Now that I had this beautiful, high resolution model inside 3D Studio Max, the next step was to get the 3D model sized and massaged in to a format that could be 3D printed. I was pretty excited about how cool this 3D model of the mountain looked, and I knew it would make a great 3D print. At this point, I figured I was a couple hours away from uploading an STL file to Shapeways and ordering the 3D print. Turns out, not quite…

Data Reduction

10 million triangles in one object is not particularly huge in this era of fast video cards, but yet it is a lot more than most 3D design software can handle fluidly. And the export function that saves a file in STL format was not going to be able to handle a dataset that big. The real problem, though, is that we need to scale the data down to an object about 6 inches across, and we need to clean up the edges and bottom so that we have a solid object for printing. With a smaller data set, this is easily done.

The problem I ran in to was that running “optimize” or “reduce” tools on 10 million triangles was crashing 3D Studio Max. When I was able to get an optimization tool to work, it was preserving the data on corners and edges, but the flat and broad areas became overly faceted and disjoint from the rest of the model. Most importantly, 3D printing requires a solid “shell” for printing, so I had to be able to close off the edges and bottom of the model. Many of the GIS and mapping software packages mentioned above have a large part of their functionality focused on data reduction for this very reason.

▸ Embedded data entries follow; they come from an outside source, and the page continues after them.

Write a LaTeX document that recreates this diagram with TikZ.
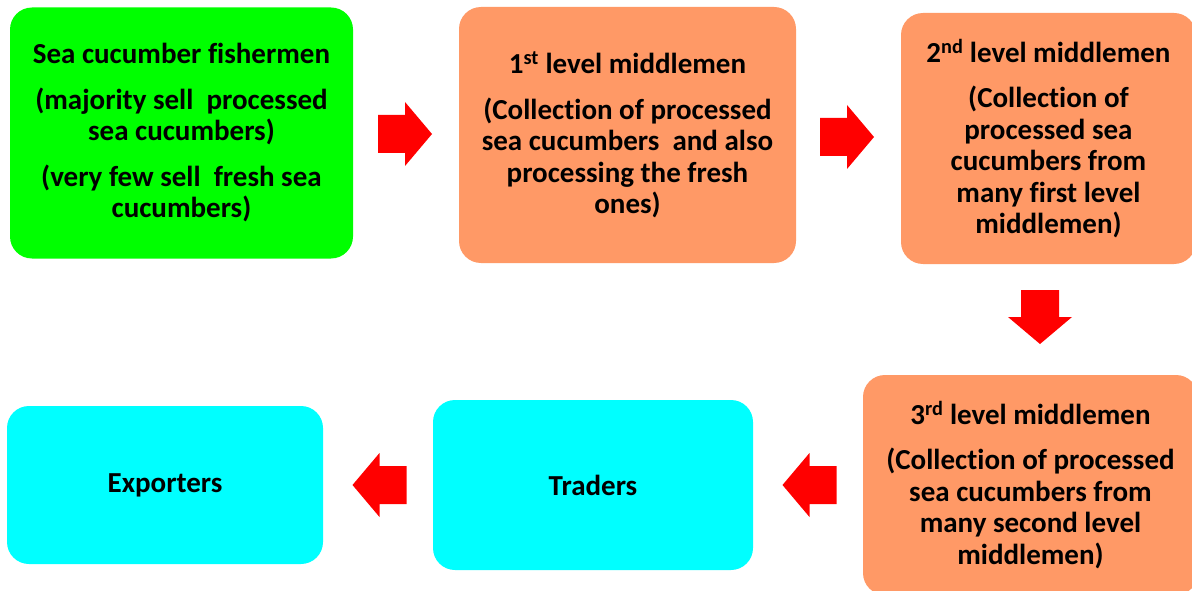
\documentclass[tikz,border=0pt]{standalone}
\usepackage{fontspec}
\setmainfont[Ligatures={NoCommon}]{Carlito}
\definecolor{boxgreen}{RGB}{0,255,0}
\definecolor{boxorange}{RGB}{255,153,102}
\definecolor{boxcyan}{RGB}{0,255,255}
\definecolor{arrowred}{RGB}{255,0,0}
\tikzset{
  box/.style={draw=none, rounded corners=22pt, align=center, inner sep=0pt,
    font=\bfseries\fontsize{29}{31.5}\selectfont, text=black},
  blockarrow/.pic={\fill[arrowred] (-27,-19) -- (0,-19) -- (0,-32) -- (27,0) -- (0,32) -- (0,19) -- (-27,19) -- cycle;}
}
\newcommand{\pgap}{\\[14pt]}
\begin{document}
\begin{tikzpicture}[x=1pt,y=-1pt]
\useasboundingbox (0,0) rectangle (1192,591);
\fill[white] (0,0) rectangle (1192,591);
\begin{scope}
\clip (0,0) rectangle (1192,591);
\node[box, fill=boxgreen, minimum width=343pt, minimum height=251pt] (fish) at (181.5,133)
  {Sea cucumber fishermen\pgap (majority sell\ \ processed\\ sea cucumbers)\pgap (very few sell\ \ fresh sea\\ cucumbers)};
\node[box, fill=boxorange, minimum width=337pt, minimum height=256pt] (mid1) at (627.5,135)
  {1\textsuperscript{st} level middlemen\pgap (Collection of processed\\ sea cucumbers\ \ and also\\ processing the fresh\\ ones)};
\node[box, fill=boxorange, minimum width=295pt, minimum height=251pt] (mid2) at (1048.5,138.5)
  {2\textsuperscript{nd} level middlemen\pgap (Collection of\\ processed sea\\ cucumbers from\\ many first level\\ middlemen)};
\node[box, fill=boxorange, minimum width=335pt, minimum height=220pt] (mid3) at (1030.5,485)
  {3\textsuperscript{rd} level middlemen\pgap (Collection of processed\\ sea cucumbers from\\ many second level\\ middlemen)};
\node[box, fill=boxcyan, minimum width=320pt, minimum height=170pt] (traders) at (593,485) {Traders};
\node[box, fill=boxcyan, minimum width=316pt, minimum height=158pt] (exporters) at (165,485) {\raisebox{-3pt}{Exporters}};
\end{scope}
\pic (a1) at (405,134) {blockarrow};
\pic (a2) at (847,137) {blockarrow};
\pic[rotate=-90] (a3) at (1040,317) {blockarrow};
\pic[rotate=180] (a4) at (809.5,485) {blockarrow};
\pic[rotate=180] (a5) at (379.5,485) {blockarrow};
\end{tikzpicture}
\end{document}
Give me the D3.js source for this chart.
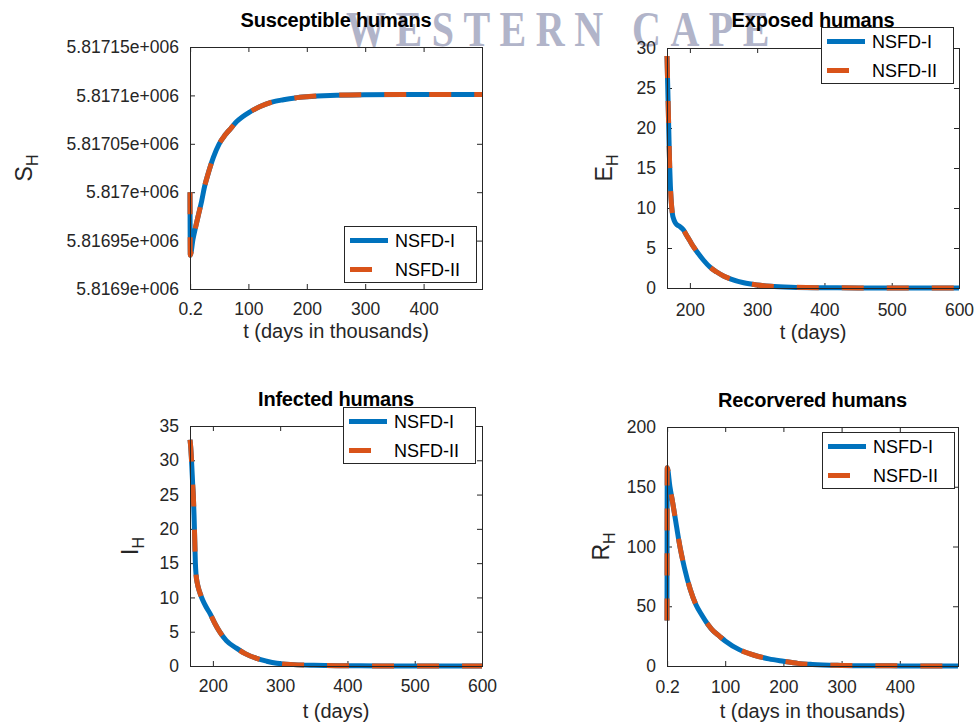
<!DOCTYPE html>
<html>
<head>
<meta charset="utf-8">
<script src="https://cdn.jsdelivr.net/npm/d3@7"></script>
<style>
  html, body { margin: 0; padding: 0; background: #fff; }
  svg { display: block; }
  text { font-family: "Liberation Sans", Arial, Helvetica, sans-serif; }
</style>
</head>
<body>
<svg id="chart" width="976" height="724"></svg>
<script>
// ---------------- DATA ----------------
const seriesNames = ["NSFD-I", "NSFD-II"];

// Susceptible humans (t in days-in-thousands axis)
const sT  = [0, 0.5, 5, 10, 15, 20, 25, 30, 40, 50, 60, 70, 80, 90, 100, 120, 140, 160, 180, 200, 240, 300, 400, 500];
const sH1 = [5817000, 5816935, 5816951, 5816965, 5816978, 5816991, 5817006, 5817017, 5817036, 5817050, 5817059, 5817066, 5817073, 5817078, 5817082, 5817088.5, 5817093, 5817095.5, 5817097.4, 5817098.6, 5817100, 5817100.7, 5817101, 5817101];
const sH2 = sH1.slice(); // NSFD-II overlaps NSFD-I

// Exposed humans
const eT  = [166, 167, 168, 169, 170, 171, 172, 173, 174, 176, 178, 181, 185, 190, 195, 200, 205, 210, 220, 230, 240, 250, 260, 280, 300, 320, 350, 400, 450, 500, 550, 600];
const eH1 = [29, 25.5, 22, 18.5, 15.2, 12.8, 11.2, 10.1, 9.3, 8.6, 8.2, 7.9, 7.7, 7.3, 6.6, 5.9, 5.2, 4.6, 3.5, 2.6, 2.0, 1.5, 1.15, 0.65, 0.38, 0.22, 0.1, 0.03, 0.01, 0, 0, 0];
const eH2 = eH1.slice();

// Infected humans
const iT  = [166, 167, 168, 169, 170, 171, 172, 173, 174, 175, 177, 179, 181, 185, 190, 196, 203, 210, 220, 235, 248, 265, 280, 295, 320, 350, 400, 450, 500, 550, 600];
const iH1 = [33, 32, 30.5, 28.5, 26.5, 24.7, 22, 18.5, 15, 13.3, 12, 11.2, 10.6, 9.6, 8.6, 7.6, 6.2, 5.0, 3.7, 2.6, 1.8, 1.1, 0.7, 0.4, 0.2, 0.1, 0.04, 0.01, 0, 0, 0];
const iH2 = iH1.slice();

// Recovered humans (t in days-in-thousands axis)
const rT  = [0, 0.4, 5, 10, 15, 20, 25, 30, 40, 50, 60, 70, 80, 90, 100, 125, 150, 175, 200, 225, 250, 300, 350, 400, 450, 500];
const rH1 = [38, 166, 150, 136, 121, 106, 93, 82, 64, 51, 42.5, 35, 29, 25, 21, 13.5, 9, 6, 4, 2.2, 1.3, 0.5, 0.2, 0.1, 0.05, 0];
const rH2 = rH1.slice();

// Tick values / labels
const thouTicks       = [0.2, 100, 200, 300, 400];
const thouTickLabels  = ["0.2", "100", "200", "300", "400"];
const daysTicks       = [200, 300, 400, 500, 600];
const daysTickLabels  = ["200", "300", "400", "500", "600"];
const sYTicks         = [5816900, 5816950, 5817000, 5817050, 5817100, 5817150];
const sYTickLabels    = ["5.8169e+006", "5.81695e+006", "5.817e+006", "5.81705e+006", "5.8171e+006", "5.81715e+006"];
const eYTicks         = [0, 5, 10, 15, 20, 25, 30];
const iYTicks         = [0, 5, 10, 15, 20, 25, 30, 35];
const rYTicks         = [0, 50, 100, 150, 200];

// ---------------- LAYOUT ----------------
const COLORS = ["#0072BD", "#D95319"];
const svg = d3.select("#chart");

// watermark (behind)
svg.append("text")
  .attr("transform", "translate(346,46) scale(1,1.25)")
  .style("font-family", "'Liberation Serif', 'Times New Roman', serif")
  .style("font-size", "40px")
  .style("font-weight", "bold")
  .style("letter-spacing", "9.5px")
  .attr("fill", "#979cb8")
  .attr("opacity", 0.75)
  .text("WESTERN CAPE");

const panels = [
  { box: [190, 47, 482, 289], xDomain: [0, 500], yDomain: [5816900, 5817150],
    xTicks: thouTicks, xLabels: thouTickLabels, yTicks: sYTicks, yLabels: sYTickLabels,
    t: sT, v1: sH1, v2: sH2, title: "Susceptible humans", xlabel: "t (days in thousands)",
    ylab: ["S", "H"], titleY: 27, xlabelY: 338, xTickDy: 20, ylabX: 32, legend: [344, 226] },
  { box: [667, 48, 959, 288], xDomain: [166, 600], yDomain: [0, 30],
    xTicks: daysTicks, xLabels: daysTickLabels, yTicks: eYTicks, yLabels: eYTicks.map(String),
    t: eT, v1: eH1, v2: eH2, title: "Exposed humans", xlabel: "t (days)",
    ylab: ["E", "H"], titleY: 27, xlabelY: 339, xTickDy: 22, ylabX: 612, legend: [821, 27] },
  { box: [190, 426, 482, 666], xDomain: [166, 600], yDomain: [0, 35],
    xTicks: daysTicks, xLabels: daysTickLabels, yTicks: iYTicks, yLabels: iYTicks.map(String),
    t: iT, v1: iH1, v2: iH2, title: "Infected humans", xlabel: "t (days)",
    ylab: ["I", "H"], titleY: 406, xlabelY: 718, xTickDy: 20, ylabX: 138, legend: [343, 407] },
  { box: [667, 427, 958, 666], xDomain: [0, 500], yDomain: [0, 200],
    xTicks: thouTicks, xLabels: thouTickLabels, yTicks: rYTicks, yLabels: rYTicks.map(String),
    t: rT, v1: rH1, v2: rH2, title: "Recorvered humans", xlabel: "t (days in thousands)",
    ylab: ["R", "H"], titleY: 407, xlabelY: 718, xTickDy: 21, ylabX: 609, legend: [822, 432] }
];

const AX = "#262626";
const TICK = 5;

panels.forEach(p => {
  const [L, T, R, B] = p.box;
  const x = d3.scaleLinear().domain(p.xDomain).range([L, R]);
  const y = d3.scaleLinear().domain(p.yDomain).range([B, T]);
  const g = svg.append("g");

  g.append("rect").attr("x", L).attr("y", T).attr("width", R - L).attr("height", B - T).attr("fill", "#fff");

  const bottom = g.append("g").attr("transform", `translate(0,${B})`)
    .call(d3.axisBottom(x).tickValues(p.xTicks).tickFormat((d, i) => p.xLabels[i]).tickSizeInner(-TICK).tickSizeOuter(0));
  bottom.selectAll("text").attr("y", p.xTickDy).attr("dy", "0.35em");
  const top = g.append("g").attr("transform", `translate(0,${T})`)
    .call(d3.axisTop(x).tickValues(p.xTicks).tickFormat("").tickSizeInner(-TICK).tickSizeOuter(0));
  const left = g.append("g").attr("transform", `translate(${L},0)`)
    .call(d3.axisLeft(y).tickValues(p.yTicks).tickFormat((d, i) => p.yLabels[i]).tickSizeInner(-TICK).tickSizeOuter(0));
  left.selectAll("text").attr("x", -11);
  const right = g.append("g").attr("transform", `translate(${R},0)`)
    .call(d3.axisRight(y).tickValues(p.yTicks).tickFormat("").tickSizeInner(-TICK).tickSizeOuter(0));

  [bottom, top, left, right].forEach(a => {
    a.select(".domain").remove();
    a.selectAll("line").attr("stroke", AX).attr("stroke-width", 1);
    a.selectAll("text").attr("fill", AX).style("font-size", "17.5px").style("font-family", "'Liberation Sans', Arial, sans-serif");
  });

  const line = d3.line().x((d, i) => x(p.t[i])).y(d => y(d)).curve(d3.curveMonotoneX);
  g.append("path").attr("d", line(p.v1)).attr("fill", "none")
    .attr("stroke", COLORS[0]).attr("stroke-width", 5).attr("stroke-linejoin", "round");
  g.append("path").attr("d", line(p.v2)).attr("fill", "none")
    .attr("stroke", COLORS[1]).attr("stroke-width", 5).attr("stroke-dasharray", "22,23");

  g.append("rect").attr("x", L + 0.5).attr("y", T + 0.5).attr("width", R - L).attr("height", B - T)
    .attr("fill", "none").attr("stroke", AX).attr("stroke-width", 1);

  svg.append("text").attr("x", (L + R) / 2).attr("y", p.titleY).attr("text-anchor", "middle")
    .style("font-size", "20px").style("font-weight", "bold").style("letter-spacing", "-0.2px")
    .attr("fill", "#000").text(p.title);

  svg.append("text").attr("x", (L + R) / 2).attr("y", p.xlabelY).attr("text-anchor", "middle")
    .style("font-size", "20px").attr("fill", AX).text(p.xlabel);

  const yl = svg.append("text")
    .attr("transform", `translate(${p.ylabX},${(T + B) / 2}) rotate(-90)`)
    .attr("text-anchor", "middle").attr("fill", AX).style("font-size", "23px");
  yl.append("tspan").text(p.ylab[0]);
  yl.append("tspan").attr("dy", 6).style("font-size", "16px").text(p.ylab[1]);

  const [lx, ly] = p.legend;
  const lg = svg.append("g");
  lg.append("rect").attr("x", lx + 0.5).attr("y", ly + 0.5).attr("width", 132).attr("height", 56)
    .attr("fill", "#fff").attr("stroke", AX).attr("stroke-width", 1);
  seriesNames.forEach((nm, i) => {
    const cy = ly + 14.5 + i * 29;
    lg.append("line").attr("x1", lx + 6).attr("x2", lx + 44).attr("y1", cy).attr("y2", cy)
      .attr("stroke", COLORS[i]).attr("stroke-width", 5)
      .attr("stroke-dasharray", i === 1 ? "22,23" : null);
    lg.append("text").attr("x", lx + 51).attr("y", cy).attr("dy", "0.35em")
      .style("font-size", "18px").attr("fill", "#000").text(nm);
  });
});
</script>
</body>
</html>
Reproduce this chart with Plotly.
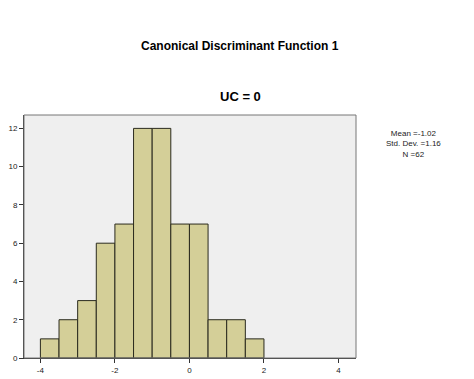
import plotly.graph_objects as go

bin_starts = [-4.0, -3.5, -3.0, -2.5, -2.0, -1.5, -1.0, -0.5, 0.0, 0.5, 1.0, 1.5]
counts = [1, 2, 3, 6, 7, 12, 12, 7, 7, 2, 2, 1]
bin_width = 0.5
x_ticks = [-4, -2, 0, 2, 4]
y_ticks = [0, 2, 4, 6, 8, 10, 12]
stats_text = "Mean =-1.02<br>Std. Dev. =1.16<br>N =62"

centers = [b + bin_width / 2 for b in bin_starts]

fig = go.Figure(go.Bar(
    x=centers, y=counts, width=[bin_width] * len(counts),
    marker=dict(color="#D4CF98", line=dict(color="#2A2A1E", width=1)),
))

L, R, T, B = 24, 356, 115, 358
W, H = 474, 379

fig.update_layout(
    template="none",
    width=W, height=H,
    margin=dict(l=L, r=W - R, t=T, b=H - B, pad=0),
    paper_bgcolor="white", plot_bgcolor="#EFEFEF",
    showlegend=False,
    font=dict(family="Arial, Liberation Sans, sans-serif", size=8, color="#222"),
    xaxis=dict(range=[-4.44, 4.47], tickvals=x_ticks, ticktext=[str(v) for v in x_ticks],
               showgrid=False, zeroline=False, showline=True, linecolor="#333", linewidth=1,
               ticks="outside", ticklen=4, tickcolor="#333", automargin=False),
    yaxis=dict(range=[0, 12.7], tickvals=y_ticks, showgrid=False, zeroline=False,
               showline=True, linecolor="#333", linewidth=1,
               ticks="outside", ticklen=4, tickcolor="#333", automargin=False),
    shapes=[dict(type="rect", xref="paper", yref="paper", x0=0, y0=0, x1=1, y1=1,
                 line=dict(color="#777", width=1))],
)

pw = R - L
ph = B - T
def px(x): return (x - L) / pw
def py(y): return (B - y) / ph

fig.update_layout(annotations=[
    dict(text="<b>Canonical Discriminant Function 1</b>", xref="paper", yref="paper",
         x=px(240), y=py(46), xanchor="center", yanchor="middle", showarrow=False,
         font=dict(size=12, color="black")),
    dict(text="<b>UC = 0</b>", xref="paper", yref="paper",
         x=px(240), y=py(97), xanchor="center", yanchor="middle", showarrow=False,
         font=dict(size=13, color="black")),
    dict(text=stats_text, xref="paper", yref="paper",
         x=px(413), y=py(144), xanchor="center", yanchor="middle", showarrow=False,
         align="center", font=dict(size=8, color="#222")),
])

fig.write_html("out.html", config={"displayModeBar": False},
               post_script="document.body.style.margin='0';")
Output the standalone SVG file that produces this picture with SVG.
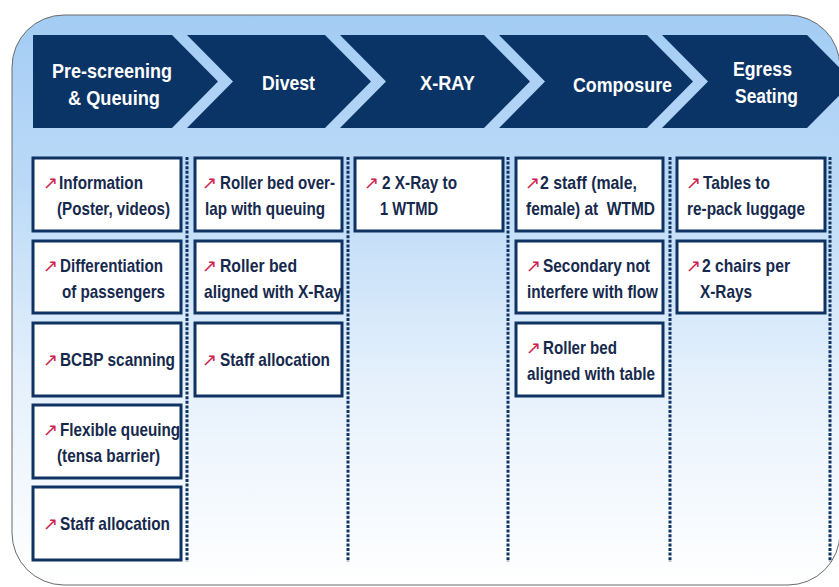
<svg xmlns="http://www.w3.org/2000/svg" width="839" height="587" viewBox="0 0 839 587">
<defs>
<linearGradient id="bg" x1="0" y1="0" x2="0" y2="1">
<stop offset="0" stop-color="#a3ccf4"/>
<stop offset="0.3" stop-color="#bcdaf7"/>
<stop offset="0.65" stop-color="#e6f1fc"/>
<stop offset="1" stop-color="#ffffff"/>
</linearGradient>
<style>
.hdr{fill:#0b3466}
.ht{font-family:"Liberation Sans",Arial,sans-serif;font-weight:bold;font-size:21px;fill:#ffffff}
.box{fill:#ffffff;stroke:#0e3262;stroke-width:3}
.bt{font-family:"Liberation Sans",Arial,sans-serif;font-weight:bold;font-size:19px;fill:#16294d;white-space:pre}
.bul{font-family:"DejaVu Sans",sans-serif;font-size:18px;fill:#d0204f}
.sep{stroke:#0e3262;stroke-width:3;stroke-dasharray:3 1.6;fill:none}
</style>
</defs>
<rect x="0" y="0" width="839" height="587" fill="#ffffff"/>
<rect x="12" y="15" width="828" height="570" rx="52" ry="52" fill="url(#bg)" stroke="#6b6b6b" stroke-width="1"/>

<g id="header">
<g id="h-prescreening">
<path class="hdr" d="M33,35 L172,35 L218,81.5 L172,128 L33,128 Z"/>
<text class="ht" x="52" y="78" textLength="120" lengthAdjust="spacingAndGlyphs">Pre-screening</text>
<text class="ht" x="68" y="105" textLength="92" lengthAdjust="spacingAndGlyphs">&amp; Queuing</text>
</g>
<g id="h-divest">
<path class="hdr" d="M187,35 L325,35 L371,81.5 L325,128 L187,128 L233,81.5 Z"/>
<text class="ht" x="262" y="90" textLength="53" lengthAdjust="spacingAndGlyphs">Divest</text>
</g>
<g id="h-xray">
<path class="hdr" d="M340,35 L484,35 L530,81.5 L484,128 L340,128 L386,81.5 Z"/>
<text class="ht" x="420" y="90" textLength="55" lengthAdjust="spacingAndGlyphs">X-RAY</text>
</g>
<g id="h-composure">
<path class="hdr" d="M499,35 L647,35 L693,81.5 L647,128 L499,128 L545,81.5 Z"/>
<text class="ht" x="573" y="92" textLength="99" lengthAdjust="spacingAndGlyphs">Composure</text>
</g>
<g id="h-egress">
<path class="hdr" d="M662,35 L807,35 L853,81.5 L807,128 L662,128 L708,81.5 Z"/>
<text class="ht" x="733" y="76" textLength="59" lengthAdjust="spacingAndGlyphs">Egress</text>
<text class="ht" x="735" y="103" textLength="63" lengthAdjust="spacingAndGlyphs">Seating</text>
</g>
</g>

<g id="separators">
<line class="sep" x1="187" y1="157" x2="187" y2="562"/>
<line class="sep" x1="348" y1="157" x2="348" y2="562"/>
<line class="sep" x1="508" y1="157" x2="508" y2="562"/>
<line class="sep" x1="670" y1="157" x2="670" y2="562"/>
<line class="sep" x1="830" y1="157" x2="830" y2="562"/>
</g>

<g id="c1r1">
<rect class="box" x="33" y="158" width="148" height="73"/>
<text class="bul" x="43" y="189">↗</text>
<text class="bt" x="59" y="189" textLength="84" lengthAdjust="spacingAndGlyphs">Information</text>
<text class="bt" x="57" y="215" textLength="113" lengthAdjust="spacingAndGlyphs">(Poster, videos)</text>
</g>
<g id="c1r2">
<rect class="box" x="33" y="241" width="148" height="72"/>
<text class="bul" x="43" y="272">↗</text>
<text class="bt" x="60" y="272" textLength="103" lengthAdjust="spacingAndGlyphs">Differentiation</text>
<text class="bt" x="62" y="298" textLength="103" lengthAdjust="spacingAndGlyphs">of passengers</text>
</g>
<g id="c1r3">
<rect class="box" x="33" y="323" width="148" height="73"/>
<text class="bul" x="43" y="366">↗</text>
<text class="bt" x="60" y="366" textLength="115" lengthAdjust="spacingAndGlyphs">BCBP scanning</text>
</g>
<g id="c1r4">
<rect class="box" x="33" y="405" width="148" height="73"/>
<text class="bul" x="43" y="436">↗</text>
<text class="bt" x="60" y="436" textLength="120" lengthAdjust="spacingAndGlyphs">Flexible queuing</text>
<text class="bt" x="57" y="462" textLength="103" lengthAdjust="spacingAndGlyphs">(tensa barrier)</text>
</g>
<g id="c1r5">
<rect class="box" x="33" y="487" width="148" height="73"/>
<text class="bul" x="43" y="530">↗</text>
<text class="bt" x="60" y="530" textLength="110" lengthAdjust="spacingAndGlyphs">Staff allocation</text>
</g>

<g id="c2r1">
<rect class="box" x="195" y="158" width="147" height="73"/>
<text class="bul" x="202" y="189">↗</text>
<text class="bt" x="220" y="189" textLength="115" lengthAdjust="spacingAndGlyphs">Roller bed over-</text>
<text class="bt" x="205" y="215" textLength="120" lengthAdjust="spacingAndGlyphs">lap with queuing</text>
</g>
<g id="c2r2">
<rect class="box" x="195" y="241" width="147" height="72"/>
<text class="bul" x="202" y="272">↗</text>
<text class="bt" x="220" y="272" textLength="77" lengthAdjust="spacingAndGlyphs">Roller bed</text>
<text class="bt" x="204" y="298" textLength="138" lengthAdjust="spacingAndGlyphs">aligned with X-Ray</text>
</g>
<g id="c2r3">
<rect class="box" x="195" y="323" width="147" height="73"/>
<text class="bul" x="202" y="366">↗</text>
<text class="bt" x="220" y="366" textLength="110" lengthAdjust="spacingAndGlyphs">Staff allocation</text>
</g>

<g id="c3r1">
<rect class="box" x="355" y="158" width="148" height="73"/>
<text class="bul" x="364" y="189">↗</text>
<text class="bt" x="382" y="189" textLength="75" lengthAdjust="spacingAndGlyphs">2 X-Ray to</text>
<text class="bt" x="380" y="215" textLength="58" lengthAdjust="spacingAndGlyphs">1 WTMD</text>
</g>

<g id="c4r1">
<rect class="box" x="516" y="158" width="147" height="73"/>
<text class="bul" x="525" y="189">↗</text>
<text class="bt" x="540" y="189" textLength="97" lengthAdjust="spacingAndGlyphs">2 staff (male,</text>
<text class="bt" x="526" y="215" textLength="129" lengthAdjust="spacingAndGlyphs">female) at  WTMD</text>
</g>
<g id="c4r2">
<rect class="box" x="516" y="241" width="147" height="72"/>
<text class="bul" x="526" y="272">↗</text>
<text class="bt" x="543" y="272" textLength="107" lengthAdjust="spacingAndGlyphs">Secondary not</text>
<text class="bt" x="527" y="298" textLength="131" lengthAdjust="spacingAndGlyphs">interfere with flow</text>
</g>
<g id="c4r3">
<rect class="box" x="516" y="323" width="147" height="73"/>
<text class="bul" x="526" y="354">↗</text>
<text class="bt" x="543" y="354" textLength="74" lengthAdjust="spacingAndGlyphs">Roller bed</text>
<text class="bt" x="527" y="380" textLength="128" lengthAdjust="spacingAndGlyphs">aligned with table</text>
</g>

<g id="c5r1">
<rect class="box" x="677" y="158" width="148" height="73"/>
<text class="bul" x="686" y="189">↗</text>
<text class="bt" x="703" y="189" textLength="67" lengthAdjust="spacingAndGlyphs">Tables to</text>
<text class="bt" x="687" y="215" textLength="118" lengthAdjust="spacingAndGlyphs">re-pack luggage</text>
</g>
<g id="c5r2">
<rect class="box" x="677" y="241" width="148" height="72"/>
<text class="bul" x="686" y="272">↗</text>
<text class="bt" x="702" y="272" textLength="88" lengthAdjust="spacingAndGlyphs">2 chairs per</text>
<text class="bt" x="700" y="298" textLength="52" lengthAdjust="spacingAndGlyphs">X-Rays</text>
</g>
</svg>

I needed a way to get the triangle count down to 1/10th or 1/100th of what I had, and that problem had me stuck for a day or so trying to figure it out.

Height Maps

3D Studio Max has a function where a grayscale image can be used to generate a height map (sometimes called a displacement map). This video does a good job of explaining how it works:

The useful thing about using a height map is that you can exactly control the size of the grid you want to use for your terrain. You can create a grid that is ten polygons by ten polygons or one that is 1,000 polygons across in each direction. This makes it easy to dial in the level of geometric 3D detail in the model and make sure it’s within limits for 3D printing.

So now the task was to convert my very high resolution model in to a height map that I could use to create a lower resolution model at any uniform grid spacing I wanted. I created a color map for the model where the lowest areas are black and the highest points are white. Viewed from the side, this is basically a color gradient that goes from bottom to top, black to white.

When viewed from the top, we have a height map, as shown in the upper left of the image below. The lowest areas of terrain are dark and the highest areas are white. To render out the height map I had to fiddle with the scene lighting and the render exposure to make sure that the full range from pure black to pure white was being captured, with no additional lighting coming from side shadows.

Here is the final height map that was generated:

Using the “displacement map” tool in Max, I could create a grid and then use the grayscale image as a modifier to raise and lower each grid point. The image sequence below shows the results from top to bottom as the spacing on the grid increases, which creates more detail. The first grid is about 30 x 20, and the bottom one is about 1500 x 1000.

Another subtle advantage of using the height map to generate a grid is that the output is quads (four sided polygons) instead of triangles (found in the DEM file). For reasons I won’t get in to here, quads are more stable and easier to work with for these kinds of projects than triangles. The quads are also evenly spaced, so that no matter what grid resolution we pick, the resolution is the same across the whole model.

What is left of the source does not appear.